Shigeyoshi Tsukahara

 

Shigeyoshi Tsukahara — Japanese Guest

Shigeyoshi Tsukahara is an independent animator and animation director born in Tokyo in 1981. He made his first animation drawings in university. In August 2001, he launched the website “Yasakaido”. By 2003, he was creating and publishing Flash animations. In 2004, his film “Ushigaeru” closed the Kōhaku Flash Gassen Competition. Since 2013, he has been producing stage sets and animations for the music group SEKAI NO OWARI. In 2018, he began production of the animated feature “Kurayukaba”, distributed by TwinEngine, which received the Special Audience Award at the Fantasia Film Festival in 2023. In April 2024, his second animated feature, “Kuramerukagari”, was released in Japanese cinemas in a double bill with “Kurayukaba”.

Influences

Influenced from childhood by the Godzilla series produced by the Tōhō company, he watched a lot of the Tōei series Wakadaishō and Shachō produced in the 1970s and generally regarded as light comedies.

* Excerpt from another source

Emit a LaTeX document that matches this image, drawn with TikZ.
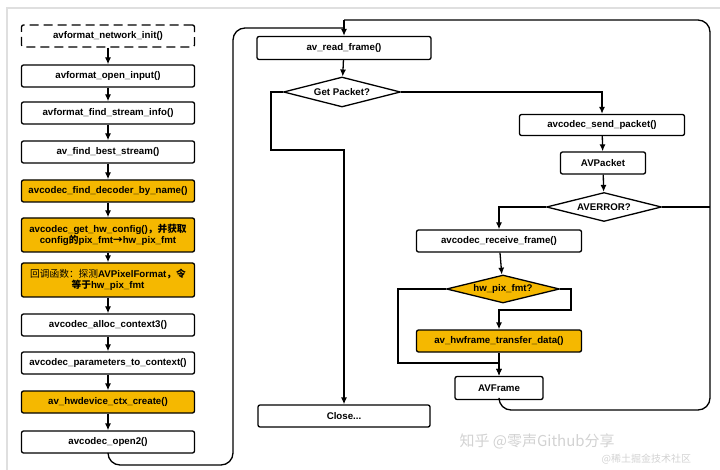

He acknowledges the influence of directors Kengo Furusawa (1919–1997), Jun Fukuda (1923–2000) and Takashi Tsuboshima (1928–2007) from 1960s Tōhō, citing in particular director Kihachi Okamoto (1924–2005) and his film “Dokuritsu Gurentai”, a satirical war movie.

Aesthetics

Tsukuhara recounts how, as a child, he was marked by the Sumida River (which runs through Tokyo) and how it appeared to him as both a source of disquiet and a barrier separating different worlds.

His approach to a work is marked by the construction in his mind of the geography of a particular world populated by beings, not all of whom reveal their faces, and by the appearance of neo-contemporary weapons and machines in an aesthetic that could be described as post-steampunk. Each world he creates—he calls them “great miniature gardens”—is wrapped in a unique colour palette.

The narrative of his works borrows heavily from the techniques of the benshi, historically the narrators of silent films, following his 2007 meeting with Raikō Sakamoto, one of the last heirs of this tradition.